→ Task statement
Collect all the lines that mention the word "diagram".

→ Extracted entries
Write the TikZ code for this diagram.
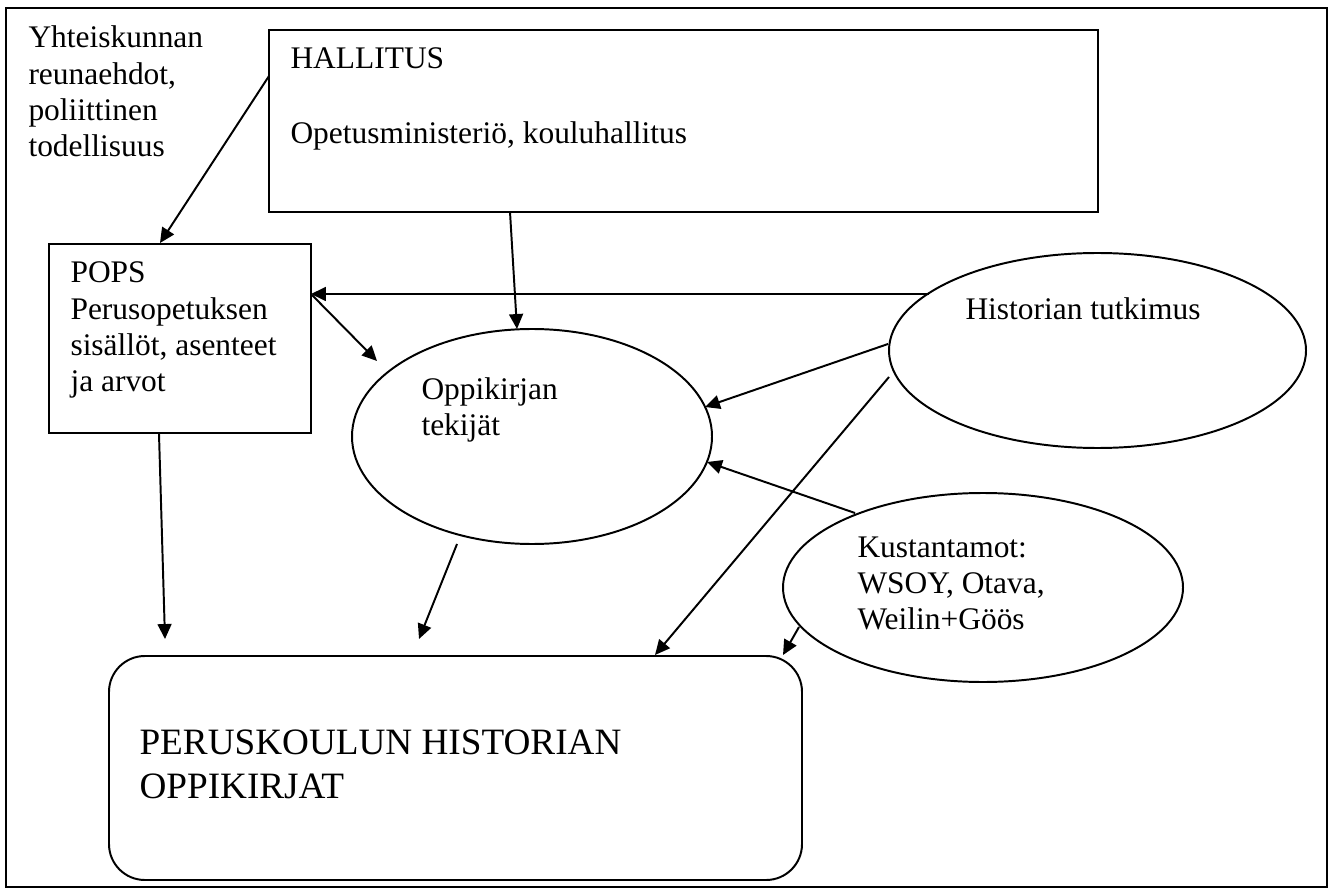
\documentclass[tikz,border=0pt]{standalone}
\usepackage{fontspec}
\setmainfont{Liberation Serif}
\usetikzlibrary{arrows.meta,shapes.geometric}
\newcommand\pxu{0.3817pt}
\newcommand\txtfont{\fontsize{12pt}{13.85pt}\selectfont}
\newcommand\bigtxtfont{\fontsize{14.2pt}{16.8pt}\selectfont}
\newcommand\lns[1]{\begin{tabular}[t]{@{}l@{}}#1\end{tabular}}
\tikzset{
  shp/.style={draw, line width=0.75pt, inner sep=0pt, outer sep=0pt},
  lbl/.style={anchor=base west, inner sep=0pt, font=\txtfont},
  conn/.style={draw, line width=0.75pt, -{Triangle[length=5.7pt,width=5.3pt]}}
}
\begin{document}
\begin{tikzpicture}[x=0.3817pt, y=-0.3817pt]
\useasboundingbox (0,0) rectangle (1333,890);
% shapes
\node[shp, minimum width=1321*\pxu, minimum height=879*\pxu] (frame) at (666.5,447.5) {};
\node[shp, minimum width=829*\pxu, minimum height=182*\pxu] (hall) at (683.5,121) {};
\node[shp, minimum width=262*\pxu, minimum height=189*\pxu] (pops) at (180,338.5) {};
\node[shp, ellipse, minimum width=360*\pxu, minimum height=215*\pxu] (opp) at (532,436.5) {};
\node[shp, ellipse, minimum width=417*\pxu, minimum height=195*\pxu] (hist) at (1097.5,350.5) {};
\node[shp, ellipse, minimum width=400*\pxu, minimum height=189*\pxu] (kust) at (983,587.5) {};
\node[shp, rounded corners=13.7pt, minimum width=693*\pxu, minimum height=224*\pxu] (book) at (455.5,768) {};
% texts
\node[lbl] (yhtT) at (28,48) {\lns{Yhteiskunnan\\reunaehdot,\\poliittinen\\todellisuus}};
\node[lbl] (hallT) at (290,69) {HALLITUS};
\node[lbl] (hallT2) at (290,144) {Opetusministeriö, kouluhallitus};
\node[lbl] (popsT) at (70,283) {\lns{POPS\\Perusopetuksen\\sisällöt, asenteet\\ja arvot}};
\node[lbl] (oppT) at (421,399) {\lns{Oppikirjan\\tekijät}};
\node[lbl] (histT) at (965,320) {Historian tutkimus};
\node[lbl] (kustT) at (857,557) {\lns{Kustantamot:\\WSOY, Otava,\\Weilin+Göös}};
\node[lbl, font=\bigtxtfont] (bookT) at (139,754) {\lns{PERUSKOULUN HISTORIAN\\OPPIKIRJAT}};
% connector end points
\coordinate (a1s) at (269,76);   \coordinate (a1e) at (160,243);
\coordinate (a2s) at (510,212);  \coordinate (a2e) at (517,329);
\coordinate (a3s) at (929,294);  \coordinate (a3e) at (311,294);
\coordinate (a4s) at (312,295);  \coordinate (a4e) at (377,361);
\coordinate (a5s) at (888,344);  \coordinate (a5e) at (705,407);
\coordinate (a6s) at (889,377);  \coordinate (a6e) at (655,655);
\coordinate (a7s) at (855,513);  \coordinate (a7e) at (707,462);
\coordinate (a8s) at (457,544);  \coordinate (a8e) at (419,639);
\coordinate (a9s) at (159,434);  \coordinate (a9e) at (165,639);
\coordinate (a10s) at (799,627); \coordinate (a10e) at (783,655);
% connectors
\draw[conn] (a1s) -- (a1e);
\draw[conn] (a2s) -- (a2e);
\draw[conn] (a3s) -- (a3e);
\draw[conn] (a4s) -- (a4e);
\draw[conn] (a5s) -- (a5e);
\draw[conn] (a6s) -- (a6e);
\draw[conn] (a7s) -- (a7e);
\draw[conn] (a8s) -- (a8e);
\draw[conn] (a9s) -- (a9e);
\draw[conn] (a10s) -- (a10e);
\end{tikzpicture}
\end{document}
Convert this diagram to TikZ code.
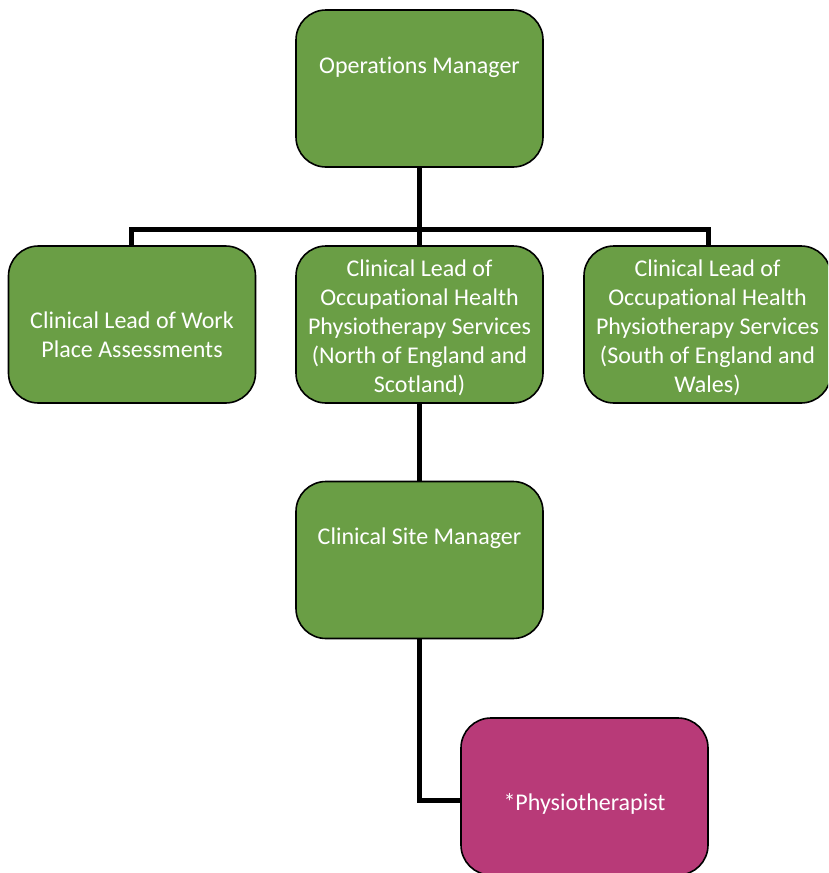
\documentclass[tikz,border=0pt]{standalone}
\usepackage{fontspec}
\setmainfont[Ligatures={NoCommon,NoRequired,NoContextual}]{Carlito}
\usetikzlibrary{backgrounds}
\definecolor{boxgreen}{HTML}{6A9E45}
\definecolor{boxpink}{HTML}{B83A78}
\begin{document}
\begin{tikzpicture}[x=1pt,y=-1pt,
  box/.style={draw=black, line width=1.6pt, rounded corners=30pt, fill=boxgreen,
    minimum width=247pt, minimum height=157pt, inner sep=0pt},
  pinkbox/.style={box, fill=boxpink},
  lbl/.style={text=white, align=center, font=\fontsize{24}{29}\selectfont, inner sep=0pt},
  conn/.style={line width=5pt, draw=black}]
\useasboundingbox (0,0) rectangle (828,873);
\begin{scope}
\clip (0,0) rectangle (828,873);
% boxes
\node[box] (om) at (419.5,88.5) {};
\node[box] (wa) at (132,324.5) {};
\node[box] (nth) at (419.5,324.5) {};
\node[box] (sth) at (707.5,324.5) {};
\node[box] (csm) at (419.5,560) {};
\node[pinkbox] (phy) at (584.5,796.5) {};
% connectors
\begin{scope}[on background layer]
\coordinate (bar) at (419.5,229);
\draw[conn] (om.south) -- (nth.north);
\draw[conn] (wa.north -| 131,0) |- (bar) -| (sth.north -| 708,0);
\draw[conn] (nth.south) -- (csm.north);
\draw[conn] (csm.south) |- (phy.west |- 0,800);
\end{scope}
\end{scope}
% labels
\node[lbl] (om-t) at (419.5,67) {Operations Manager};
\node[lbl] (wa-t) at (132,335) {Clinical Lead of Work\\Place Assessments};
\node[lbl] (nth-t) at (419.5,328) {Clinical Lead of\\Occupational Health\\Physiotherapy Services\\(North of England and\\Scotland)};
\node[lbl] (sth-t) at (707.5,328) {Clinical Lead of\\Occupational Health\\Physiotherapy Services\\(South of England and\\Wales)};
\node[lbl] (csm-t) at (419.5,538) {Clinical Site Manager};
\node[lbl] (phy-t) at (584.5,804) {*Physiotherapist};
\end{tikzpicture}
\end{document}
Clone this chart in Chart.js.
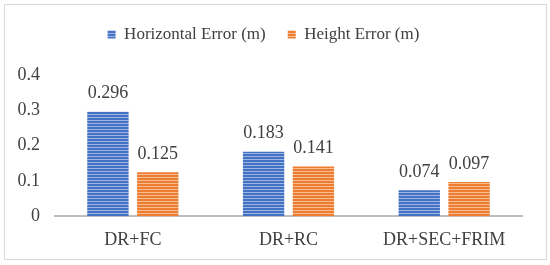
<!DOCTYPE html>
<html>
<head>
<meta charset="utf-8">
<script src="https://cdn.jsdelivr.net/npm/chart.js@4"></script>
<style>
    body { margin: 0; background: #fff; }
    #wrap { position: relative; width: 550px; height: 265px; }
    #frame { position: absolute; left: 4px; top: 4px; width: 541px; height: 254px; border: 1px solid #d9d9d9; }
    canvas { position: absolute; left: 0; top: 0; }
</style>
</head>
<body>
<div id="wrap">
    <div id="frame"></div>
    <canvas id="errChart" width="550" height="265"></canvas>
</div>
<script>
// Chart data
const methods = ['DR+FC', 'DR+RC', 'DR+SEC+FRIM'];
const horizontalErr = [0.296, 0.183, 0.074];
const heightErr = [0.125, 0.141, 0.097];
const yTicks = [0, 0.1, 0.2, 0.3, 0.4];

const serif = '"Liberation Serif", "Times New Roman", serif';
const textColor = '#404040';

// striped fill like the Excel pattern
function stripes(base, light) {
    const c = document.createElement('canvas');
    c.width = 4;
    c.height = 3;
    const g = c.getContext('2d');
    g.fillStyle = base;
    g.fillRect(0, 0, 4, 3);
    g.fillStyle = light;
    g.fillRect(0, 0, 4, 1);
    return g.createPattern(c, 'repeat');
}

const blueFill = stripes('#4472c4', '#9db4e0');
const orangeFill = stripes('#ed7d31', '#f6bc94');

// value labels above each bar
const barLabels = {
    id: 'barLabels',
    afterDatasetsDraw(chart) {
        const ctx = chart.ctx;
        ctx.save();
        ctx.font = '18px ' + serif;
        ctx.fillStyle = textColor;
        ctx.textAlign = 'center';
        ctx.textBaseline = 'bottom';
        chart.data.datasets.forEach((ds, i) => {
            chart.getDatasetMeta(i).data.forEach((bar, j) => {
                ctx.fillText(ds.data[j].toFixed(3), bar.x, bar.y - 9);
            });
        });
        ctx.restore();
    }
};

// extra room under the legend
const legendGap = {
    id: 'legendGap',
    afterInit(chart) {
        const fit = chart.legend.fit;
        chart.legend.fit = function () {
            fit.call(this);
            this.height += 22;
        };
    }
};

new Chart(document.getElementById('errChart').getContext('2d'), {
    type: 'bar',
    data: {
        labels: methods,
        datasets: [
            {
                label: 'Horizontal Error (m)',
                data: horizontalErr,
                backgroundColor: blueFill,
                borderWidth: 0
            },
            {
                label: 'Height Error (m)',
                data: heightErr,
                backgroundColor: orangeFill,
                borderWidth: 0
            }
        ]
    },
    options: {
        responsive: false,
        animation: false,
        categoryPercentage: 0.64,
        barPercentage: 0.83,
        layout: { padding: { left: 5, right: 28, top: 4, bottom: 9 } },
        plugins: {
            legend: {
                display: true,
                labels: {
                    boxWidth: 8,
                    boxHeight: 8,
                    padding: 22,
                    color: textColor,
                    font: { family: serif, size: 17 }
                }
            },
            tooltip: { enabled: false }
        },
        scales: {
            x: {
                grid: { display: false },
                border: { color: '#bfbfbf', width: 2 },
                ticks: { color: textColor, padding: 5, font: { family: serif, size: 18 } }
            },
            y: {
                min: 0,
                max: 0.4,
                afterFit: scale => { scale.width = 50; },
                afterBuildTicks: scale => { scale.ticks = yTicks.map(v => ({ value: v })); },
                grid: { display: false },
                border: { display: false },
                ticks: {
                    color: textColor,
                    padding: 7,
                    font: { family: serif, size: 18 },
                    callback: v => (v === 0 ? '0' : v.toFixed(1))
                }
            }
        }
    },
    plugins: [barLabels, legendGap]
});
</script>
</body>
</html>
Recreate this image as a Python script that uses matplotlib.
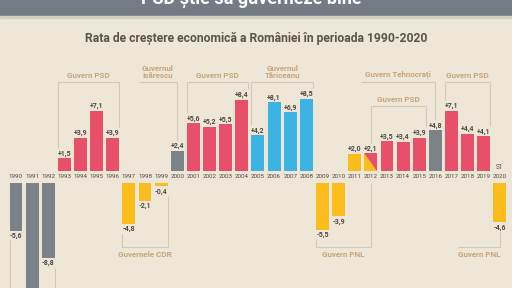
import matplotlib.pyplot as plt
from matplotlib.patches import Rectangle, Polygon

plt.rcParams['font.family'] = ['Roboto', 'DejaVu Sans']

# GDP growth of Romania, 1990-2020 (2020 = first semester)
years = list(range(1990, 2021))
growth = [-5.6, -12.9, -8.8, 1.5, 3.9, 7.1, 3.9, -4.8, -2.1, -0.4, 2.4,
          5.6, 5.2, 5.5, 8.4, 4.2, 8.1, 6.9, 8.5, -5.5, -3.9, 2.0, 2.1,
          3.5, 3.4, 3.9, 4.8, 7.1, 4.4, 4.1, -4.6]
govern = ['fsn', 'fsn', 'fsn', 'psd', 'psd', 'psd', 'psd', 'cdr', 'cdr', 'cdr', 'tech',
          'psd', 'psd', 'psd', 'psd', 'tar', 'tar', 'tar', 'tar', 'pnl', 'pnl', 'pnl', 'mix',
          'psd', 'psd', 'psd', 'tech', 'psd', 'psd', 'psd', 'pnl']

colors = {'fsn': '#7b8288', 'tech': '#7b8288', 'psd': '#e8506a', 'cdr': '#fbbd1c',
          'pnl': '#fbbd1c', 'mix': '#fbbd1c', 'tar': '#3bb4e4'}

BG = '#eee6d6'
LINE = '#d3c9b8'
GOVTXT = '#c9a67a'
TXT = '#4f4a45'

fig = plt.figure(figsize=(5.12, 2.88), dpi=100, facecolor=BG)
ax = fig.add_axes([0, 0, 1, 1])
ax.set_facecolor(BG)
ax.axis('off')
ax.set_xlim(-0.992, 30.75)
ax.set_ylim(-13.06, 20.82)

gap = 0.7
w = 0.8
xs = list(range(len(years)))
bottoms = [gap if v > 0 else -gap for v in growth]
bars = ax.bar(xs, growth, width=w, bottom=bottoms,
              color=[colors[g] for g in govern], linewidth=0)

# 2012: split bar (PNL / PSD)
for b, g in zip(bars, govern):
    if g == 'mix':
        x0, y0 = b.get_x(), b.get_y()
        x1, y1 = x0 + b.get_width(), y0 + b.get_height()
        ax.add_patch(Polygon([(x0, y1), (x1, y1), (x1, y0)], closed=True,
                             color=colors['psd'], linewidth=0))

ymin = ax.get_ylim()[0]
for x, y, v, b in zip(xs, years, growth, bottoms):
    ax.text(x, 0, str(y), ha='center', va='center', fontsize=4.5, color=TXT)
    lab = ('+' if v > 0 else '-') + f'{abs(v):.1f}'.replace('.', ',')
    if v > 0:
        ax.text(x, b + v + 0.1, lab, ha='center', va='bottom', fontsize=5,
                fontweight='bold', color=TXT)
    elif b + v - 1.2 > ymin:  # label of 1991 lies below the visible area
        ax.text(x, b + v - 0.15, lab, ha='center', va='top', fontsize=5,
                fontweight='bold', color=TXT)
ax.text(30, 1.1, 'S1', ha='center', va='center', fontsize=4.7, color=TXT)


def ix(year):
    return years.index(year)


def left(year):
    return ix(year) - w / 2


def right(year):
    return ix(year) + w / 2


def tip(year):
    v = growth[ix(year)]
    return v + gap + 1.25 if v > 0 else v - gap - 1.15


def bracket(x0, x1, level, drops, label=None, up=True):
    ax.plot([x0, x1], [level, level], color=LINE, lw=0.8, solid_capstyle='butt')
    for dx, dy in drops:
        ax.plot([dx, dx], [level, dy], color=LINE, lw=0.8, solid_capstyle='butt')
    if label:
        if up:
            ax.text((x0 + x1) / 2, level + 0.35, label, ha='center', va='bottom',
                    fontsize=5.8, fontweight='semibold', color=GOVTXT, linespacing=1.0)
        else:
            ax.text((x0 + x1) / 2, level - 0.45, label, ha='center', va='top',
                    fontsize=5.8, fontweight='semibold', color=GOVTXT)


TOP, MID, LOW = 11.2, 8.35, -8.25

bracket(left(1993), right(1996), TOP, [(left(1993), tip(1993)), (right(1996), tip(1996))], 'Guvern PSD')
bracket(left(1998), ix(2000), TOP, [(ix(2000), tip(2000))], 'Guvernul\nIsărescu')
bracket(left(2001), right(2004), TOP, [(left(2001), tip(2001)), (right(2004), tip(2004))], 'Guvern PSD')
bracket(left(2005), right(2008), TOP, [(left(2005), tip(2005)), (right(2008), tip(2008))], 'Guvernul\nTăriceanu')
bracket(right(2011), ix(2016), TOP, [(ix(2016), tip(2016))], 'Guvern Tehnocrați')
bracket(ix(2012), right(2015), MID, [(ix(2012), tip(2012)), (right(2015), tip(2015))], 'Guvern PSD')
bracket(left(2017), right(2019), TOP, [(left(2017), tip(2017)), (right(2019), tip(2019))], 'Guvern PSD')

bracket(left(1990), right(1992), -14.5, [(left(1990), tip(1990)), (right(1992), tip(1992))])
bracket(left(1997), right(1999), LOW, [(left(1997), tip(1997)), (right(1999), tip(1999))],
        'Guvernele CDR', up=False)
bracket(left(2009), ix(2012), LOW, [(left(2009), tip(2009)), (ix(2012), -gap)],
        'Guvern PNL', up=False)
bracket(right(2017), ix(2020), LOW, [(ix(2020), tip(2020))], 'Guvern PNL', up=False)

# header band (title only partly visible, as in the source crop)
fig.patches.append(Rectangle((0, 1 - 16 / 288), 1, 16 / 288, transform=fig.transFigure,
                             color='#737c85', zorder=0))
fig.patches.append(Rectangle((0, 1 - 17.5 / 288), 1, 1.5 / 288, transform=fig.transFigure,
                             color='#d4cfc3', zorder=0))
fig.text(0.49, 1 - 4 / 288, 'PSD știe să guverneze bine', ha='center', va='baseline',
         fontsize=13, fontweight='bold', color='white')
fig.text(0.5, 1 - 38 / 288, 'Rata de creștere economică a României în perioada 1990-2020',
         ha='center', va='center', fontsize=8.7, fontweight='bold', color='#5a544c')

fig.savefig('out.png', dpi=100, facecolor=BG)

→ Written solution
Write the TikZ code for this diagram.
Convert this diagram to TikZ code.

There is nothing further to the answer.